WHAT IS ASKED —
Repeat only the lines below that run from the line with "Convert this chart to D3.js code." to the line with "const voltTicks = [-2, -1, 0, 1, 2];", ends included; skip every picture.

[START OF PROVIDED RECORDS]

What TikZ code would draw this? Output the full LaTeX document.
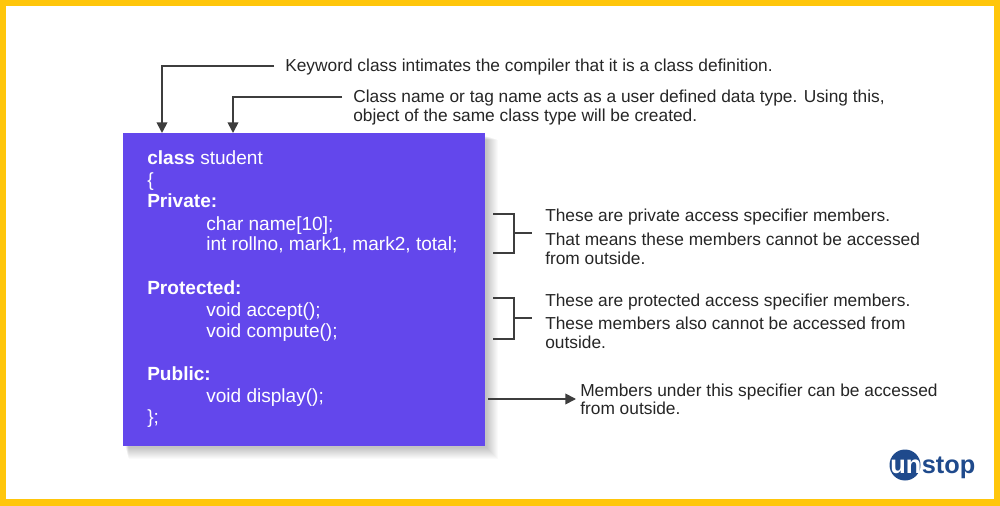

[END OF PROVIDED RECORDS]
[START OF PROVIDED RECORDS]

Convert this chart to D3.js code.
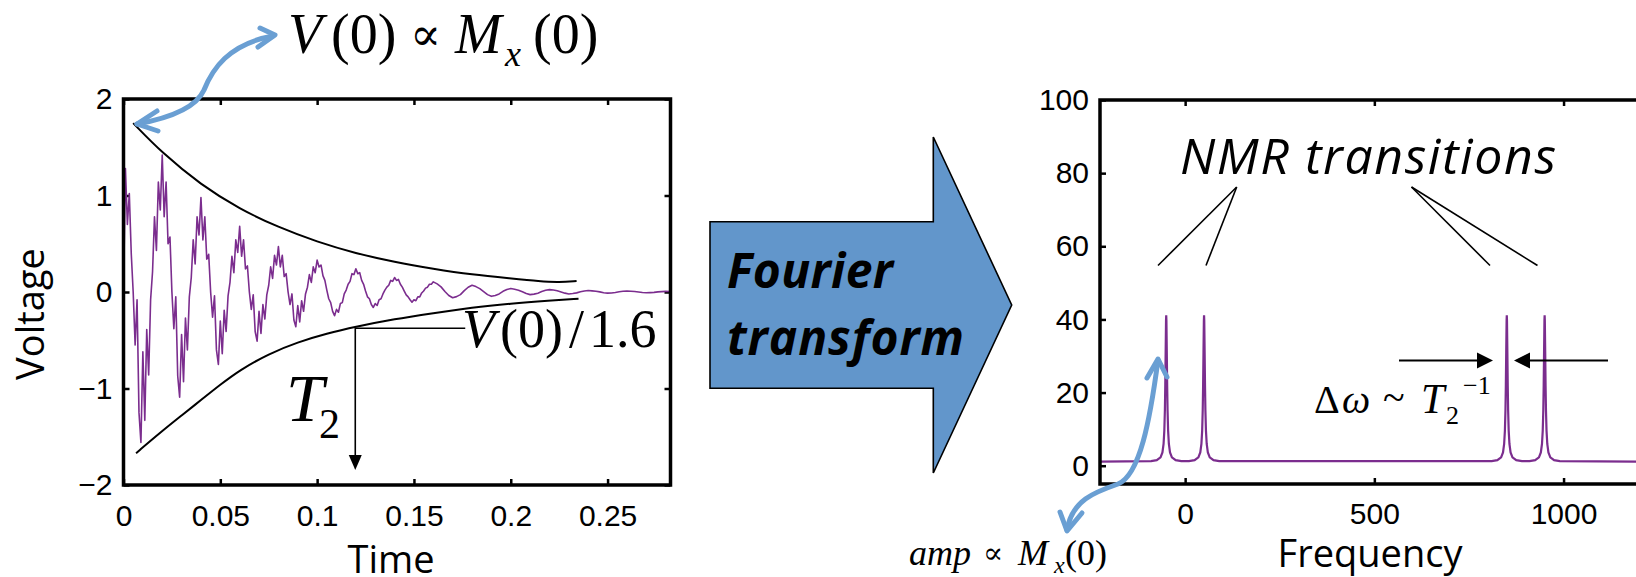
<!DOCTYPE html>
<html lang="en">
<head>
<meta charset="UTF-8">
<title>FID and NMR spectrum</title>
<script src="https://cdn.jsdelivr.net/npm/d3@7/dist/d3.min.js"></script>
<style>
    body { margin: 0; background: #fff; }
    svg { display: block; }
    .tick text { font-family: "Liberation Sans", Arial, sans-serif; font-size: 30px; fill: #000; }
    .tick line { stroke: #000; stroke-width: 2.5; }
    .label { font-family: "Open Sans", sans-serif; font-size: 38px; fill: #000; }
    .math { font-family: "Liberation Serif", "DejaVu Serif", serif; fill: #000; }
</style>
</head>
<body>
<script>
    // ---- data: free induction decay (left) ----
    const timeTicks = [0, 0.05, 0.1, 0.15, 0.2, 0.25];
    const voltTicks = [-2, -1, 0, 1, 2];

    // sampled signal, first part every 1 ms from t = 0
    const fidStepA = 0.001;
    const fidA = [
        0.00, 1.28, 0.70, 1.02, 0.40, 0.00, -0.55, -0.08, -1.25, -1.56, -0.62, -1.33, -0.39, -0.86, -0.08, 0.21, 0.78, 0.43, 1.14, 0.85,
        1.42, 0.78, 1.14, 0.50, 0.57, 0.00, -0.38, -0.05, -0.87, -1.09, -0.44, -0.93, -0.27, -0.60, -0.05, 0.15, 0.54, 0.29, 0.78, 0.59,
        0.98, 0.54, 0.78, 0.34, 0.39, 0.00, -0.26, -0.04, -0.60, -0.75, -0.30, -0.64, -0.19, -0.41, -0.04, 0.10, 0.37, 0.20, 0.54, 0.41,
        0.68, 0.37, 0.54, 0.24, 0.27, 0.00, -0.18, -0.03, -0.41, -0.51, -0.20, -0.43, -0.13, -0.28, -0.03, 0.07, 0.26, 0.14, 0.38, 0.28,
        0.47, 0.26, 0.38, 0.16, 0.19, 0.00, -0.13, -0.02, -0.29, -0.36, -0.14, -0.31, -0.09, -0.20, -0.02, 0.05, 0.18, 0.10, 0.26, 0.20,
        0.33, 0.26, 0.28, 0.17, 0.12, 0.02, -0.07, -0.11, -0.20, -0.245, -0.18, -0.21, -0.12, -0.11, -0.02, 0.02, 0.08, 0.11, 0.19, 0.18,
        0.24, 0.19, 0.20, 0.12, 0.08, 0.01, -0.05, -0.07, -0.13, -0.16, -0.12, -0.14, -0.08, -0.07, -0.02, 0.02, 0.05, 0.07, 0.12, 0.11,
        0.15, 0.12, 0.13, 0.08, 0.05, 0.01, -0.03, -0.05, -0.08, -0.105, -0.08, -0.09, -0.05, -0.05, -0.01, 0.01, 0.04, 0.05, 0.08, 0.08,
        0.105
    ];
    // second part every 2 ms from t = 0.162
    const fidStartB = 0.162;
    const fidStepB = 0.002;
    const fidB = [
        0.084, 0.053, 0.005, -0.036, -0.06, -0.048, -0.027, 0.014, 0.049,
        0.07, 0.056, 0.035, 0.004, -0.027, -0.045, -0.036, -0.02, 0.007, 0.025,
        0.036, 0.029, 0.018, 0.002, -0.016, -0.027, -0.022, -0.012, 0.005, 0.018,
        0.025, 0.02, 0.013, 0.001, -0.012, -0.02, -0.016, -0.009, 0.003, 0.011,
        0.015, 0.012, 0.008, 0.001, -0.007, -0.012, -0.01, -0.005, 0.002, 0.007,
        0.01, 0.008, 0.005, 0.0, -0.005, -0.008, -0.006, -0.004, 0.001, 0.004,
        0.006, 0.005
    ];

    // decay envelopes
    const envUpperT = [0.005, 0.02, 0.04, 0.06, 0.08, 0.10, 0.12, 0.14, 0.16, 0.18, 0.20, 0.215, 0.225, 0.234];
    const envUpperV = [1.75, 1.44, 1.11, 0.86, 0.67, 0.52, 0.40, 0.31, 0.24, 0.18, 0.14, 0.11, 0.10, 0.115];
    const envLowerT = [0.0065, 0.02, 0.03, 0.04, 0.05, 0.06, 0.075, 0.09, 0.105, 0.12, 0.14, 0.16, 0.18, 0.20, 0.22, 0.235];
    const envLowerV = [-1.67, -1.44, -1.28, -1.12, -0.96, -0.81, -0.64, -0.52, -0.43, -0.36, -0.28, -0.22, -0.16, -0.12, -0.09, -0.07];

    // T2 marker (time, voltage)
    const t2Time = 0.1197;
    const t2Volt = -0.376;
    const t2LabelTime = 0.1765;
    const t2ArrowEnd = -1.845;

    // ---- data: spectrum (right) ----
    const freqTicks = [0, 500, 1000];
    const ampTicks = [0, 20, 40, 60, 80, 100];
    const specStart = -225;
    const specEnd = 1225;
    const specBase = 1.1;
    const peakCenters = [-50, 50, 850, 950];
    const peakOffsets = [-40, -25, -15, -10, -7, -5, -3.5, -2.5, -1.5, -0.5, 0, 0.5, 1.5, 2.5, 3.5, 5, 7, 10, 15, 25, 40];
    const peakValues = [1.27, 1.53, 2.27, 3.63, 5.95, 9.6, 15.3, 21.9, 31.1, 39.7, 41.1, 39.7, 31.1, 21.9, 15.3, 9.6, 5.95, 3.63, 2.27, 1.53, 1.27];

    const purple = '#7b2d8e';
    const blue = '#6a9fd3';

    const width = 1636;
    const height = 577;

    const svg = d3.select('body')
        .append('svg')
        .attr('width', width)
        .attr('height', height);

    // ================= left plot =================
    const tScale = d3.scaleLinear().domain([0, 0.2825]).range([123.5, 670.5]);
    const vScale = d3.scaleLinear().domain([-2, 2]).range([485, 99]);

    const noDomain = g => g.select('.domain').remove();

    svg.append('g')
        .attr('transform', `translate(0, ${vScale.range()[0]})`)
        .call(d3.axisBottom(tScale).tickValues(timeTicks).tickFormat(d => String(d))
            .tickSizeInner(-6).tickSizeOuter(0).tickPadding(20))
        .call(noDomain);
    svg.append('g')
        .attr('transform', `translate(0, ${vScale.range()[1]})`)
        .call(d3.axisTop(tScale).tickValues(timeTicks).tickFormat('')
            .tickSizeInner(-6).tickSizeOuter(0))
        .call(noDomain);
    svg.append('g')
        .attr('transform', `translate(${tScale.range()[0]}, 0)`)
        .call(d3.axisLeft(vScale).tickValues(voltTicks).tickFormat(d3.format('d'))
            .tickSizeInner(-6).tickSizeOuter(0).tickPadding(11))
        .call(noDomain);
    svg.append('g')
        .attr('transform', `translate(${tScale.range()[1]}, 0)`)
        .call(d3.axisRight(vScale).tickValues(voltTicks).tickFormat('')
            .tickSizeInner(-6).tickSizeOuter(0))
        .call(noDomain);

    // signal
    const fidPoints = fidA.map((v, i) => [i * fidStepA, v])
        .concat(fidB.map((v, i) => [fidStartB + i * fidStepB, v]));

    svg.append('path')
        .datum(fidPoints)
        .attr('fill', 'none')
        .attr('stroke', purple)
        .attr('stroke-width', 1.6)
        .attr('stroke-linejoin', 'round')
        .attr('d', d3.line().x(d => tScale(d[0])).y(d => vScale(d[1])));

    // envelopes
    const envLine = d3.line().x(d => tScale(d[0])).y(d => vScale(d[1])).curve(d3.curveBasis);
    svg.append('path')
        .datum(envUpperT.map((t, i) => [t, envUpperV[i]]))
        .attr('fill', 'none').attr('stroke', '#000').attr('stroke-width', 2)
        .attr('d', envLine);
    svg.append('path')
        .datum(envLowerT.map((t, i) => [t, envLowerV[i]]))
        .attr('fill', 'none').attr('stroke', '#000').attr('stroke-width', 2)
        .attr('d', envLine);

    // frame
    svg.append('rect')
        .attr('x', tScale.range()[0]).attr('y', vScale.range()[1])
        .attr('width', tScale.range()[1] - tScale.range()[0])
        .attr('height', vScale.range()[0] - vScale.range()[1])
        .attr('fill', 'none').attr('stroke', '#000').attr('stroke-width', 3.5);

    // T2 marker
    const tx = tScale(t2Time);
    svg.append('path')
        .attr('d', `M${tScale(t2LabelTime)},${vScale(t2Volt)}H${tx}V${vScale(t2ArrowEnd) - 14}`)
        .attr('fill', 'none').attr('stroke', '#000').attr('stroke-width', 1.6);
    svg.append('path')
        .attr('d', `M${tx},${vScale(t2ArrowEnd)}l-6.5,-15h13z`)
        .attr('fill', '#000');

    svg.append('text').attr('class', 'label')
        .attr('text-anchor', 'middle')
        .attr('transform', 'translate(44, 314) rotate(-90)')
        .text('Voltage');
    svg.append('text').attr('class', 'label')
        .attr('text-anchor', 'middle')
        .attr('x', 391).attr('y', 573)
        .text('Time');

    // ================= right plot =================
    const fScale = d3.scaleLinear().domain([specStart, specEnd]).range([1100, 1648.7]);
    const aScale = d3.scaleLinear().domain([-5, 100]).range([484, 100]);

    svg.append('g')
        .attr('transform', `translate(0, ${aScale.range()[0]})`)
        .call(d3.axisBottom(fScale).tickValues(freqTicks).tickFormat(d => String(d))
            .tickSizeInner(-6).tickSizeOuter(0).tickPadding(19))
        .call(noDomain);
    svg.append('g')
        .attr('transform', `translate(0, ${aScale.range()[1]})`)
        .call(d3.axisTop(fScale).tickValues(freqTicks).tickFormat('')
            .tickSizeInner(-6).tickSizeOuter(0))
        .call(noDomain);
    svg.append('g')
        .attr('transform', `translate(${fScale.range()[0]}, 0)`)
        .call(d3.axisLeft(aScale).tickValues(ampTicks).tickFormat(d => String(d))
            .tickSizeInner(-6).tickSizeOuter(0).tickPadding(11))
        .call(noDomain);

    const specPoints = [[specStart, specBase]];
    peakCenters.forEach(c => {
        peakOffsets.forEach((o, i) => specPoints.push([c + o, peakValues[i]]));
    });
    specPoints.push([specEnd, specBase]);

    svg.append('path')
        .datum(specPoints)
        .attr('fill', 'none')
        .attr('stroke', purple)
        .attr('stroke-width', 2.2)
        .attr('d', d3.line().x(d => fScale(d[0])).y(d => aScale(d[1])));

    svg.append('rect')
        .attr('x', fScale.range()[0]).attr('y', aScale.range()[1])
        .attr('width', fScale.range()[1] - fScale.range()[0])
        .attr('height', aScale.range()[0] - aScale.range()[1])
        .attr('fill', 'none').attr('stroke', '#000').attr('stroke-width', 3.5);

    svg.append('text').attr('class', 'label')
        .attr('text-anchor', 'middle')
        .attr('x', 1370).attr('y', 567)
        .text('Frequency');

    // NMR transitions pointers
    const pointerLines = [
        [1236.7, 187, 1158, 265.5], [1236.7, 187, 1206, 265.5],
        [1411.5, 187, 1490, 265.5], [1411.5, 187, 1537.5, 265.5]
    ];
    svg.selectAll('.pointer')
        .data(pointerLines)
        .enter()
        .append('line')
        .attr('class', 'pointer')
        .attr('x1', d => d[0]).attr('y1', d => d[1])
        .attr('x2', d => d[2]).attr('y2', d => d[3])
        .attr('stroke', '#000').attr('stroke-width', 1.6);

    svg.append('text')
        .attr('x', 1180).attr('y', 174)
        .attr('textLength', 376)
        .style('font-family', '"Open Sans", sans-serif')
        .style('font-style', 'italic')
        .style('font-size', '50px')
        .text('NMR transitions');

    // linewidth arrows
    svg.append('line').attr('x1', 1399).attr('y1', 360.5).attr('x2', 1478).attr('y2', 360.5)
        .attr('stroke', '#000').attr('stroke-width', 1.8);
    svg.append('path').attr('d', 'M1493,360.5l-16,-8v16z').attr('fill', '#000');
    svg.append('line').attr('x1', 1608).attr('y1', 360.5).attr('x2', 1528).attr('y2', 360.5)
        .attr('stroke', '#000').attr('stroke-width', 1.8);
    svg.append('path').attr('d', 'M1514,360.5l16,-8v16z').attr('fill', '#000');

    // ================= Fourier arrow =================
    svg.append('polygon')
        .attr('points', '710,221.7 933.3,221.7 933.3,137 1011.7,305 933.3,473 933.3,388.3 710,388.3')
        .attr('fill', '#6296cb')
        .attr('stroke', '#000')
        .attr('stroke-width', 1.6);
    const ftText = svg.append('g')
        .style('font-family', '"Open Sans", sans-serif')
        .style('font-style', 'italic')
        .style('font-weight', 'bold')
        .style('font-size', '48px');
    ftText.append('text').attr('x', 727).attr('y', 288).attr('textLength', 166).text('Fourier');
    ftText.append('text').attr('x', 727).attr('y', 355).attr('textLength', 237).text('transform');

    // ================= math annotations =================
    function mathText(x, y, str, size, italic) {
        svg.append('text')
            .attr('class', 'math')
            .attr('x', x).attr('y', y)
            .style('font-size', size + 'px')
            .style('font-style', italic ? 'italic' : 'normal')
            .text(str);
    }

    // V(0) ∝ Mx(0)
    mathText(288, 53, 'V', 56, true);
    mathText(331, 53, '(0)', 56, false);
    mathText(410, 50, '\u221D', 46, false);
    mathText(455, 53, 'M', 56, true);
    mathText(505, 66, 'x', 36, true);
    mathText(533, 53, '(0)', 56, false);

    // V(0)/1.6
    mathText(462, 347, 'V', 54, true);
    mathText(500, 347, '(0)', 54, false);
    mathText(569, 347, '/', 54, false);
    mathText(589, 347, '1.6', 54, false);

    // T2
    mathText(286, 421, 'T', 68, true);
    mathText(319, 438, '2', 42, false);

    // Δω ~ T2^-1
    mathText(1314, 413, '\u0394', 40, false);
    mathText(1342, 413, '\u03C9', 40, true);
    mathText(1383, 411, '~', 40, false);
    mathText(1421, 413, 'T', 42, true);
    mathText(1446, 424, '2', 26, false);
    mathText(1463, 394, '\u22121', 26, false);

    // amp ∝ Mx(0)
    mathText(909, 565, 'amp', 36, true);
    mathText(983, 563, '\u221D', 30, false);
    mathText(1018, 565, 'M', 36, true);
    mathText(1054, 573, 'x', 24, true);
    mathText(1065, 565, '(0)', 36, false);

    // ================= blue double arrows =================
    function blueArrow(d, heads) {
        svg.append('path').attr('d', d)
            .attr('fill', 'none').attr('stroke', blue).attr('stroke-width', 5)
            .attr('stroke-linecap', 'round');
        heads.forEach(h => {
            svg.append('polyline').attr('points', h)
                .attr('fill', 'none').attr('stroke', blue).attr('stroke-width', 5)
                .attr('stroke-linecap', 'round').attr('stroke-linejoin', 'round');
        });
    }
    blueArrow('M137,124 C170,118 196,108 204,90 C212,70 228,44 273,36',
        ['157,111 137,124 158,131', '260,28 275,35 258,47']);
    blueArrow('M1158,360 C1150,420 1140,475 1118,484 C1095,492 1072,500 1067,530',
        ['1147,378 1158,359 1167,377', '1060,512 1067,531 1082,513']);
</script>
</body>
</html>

[END OF PROVIDED RECORDS]

OUTPUT —
Convert this chart to D3.js code.
<!DOCTYPE html>
<html lang="en">
<head>
<meta charset="UTF-8">
<title>FID and NMR spectrum</title>
<script src="https://cdn.jsdelivr.net/npm/d3@7/dist/d3.min.js"></script>
<style>
    body { margin: 0; background: #fff; }
    svg { display: block; }
    .tick text { font-family: "Liberation Sans", Arial, sans-serif; font-size: 30px; fill: #000; }
    .tick line { stroke: #000; stroke-width: 2.5; }
    .label { font-family: "Open Sans", sans-serif; font-size: 38px; fill: #000; }
    .math { font-family: "Liberation Serif", "DejaVu Serif", serif; fill: #000; }
</style>
</head>
<body>
<script>
    // ---- data: free induction decay (left) ----
    const timeTicks = [0, 0.05, 0.1, 0.15, 0.2, 0.25];
    const voltTicks = [-2, -1, 0, 1, 2];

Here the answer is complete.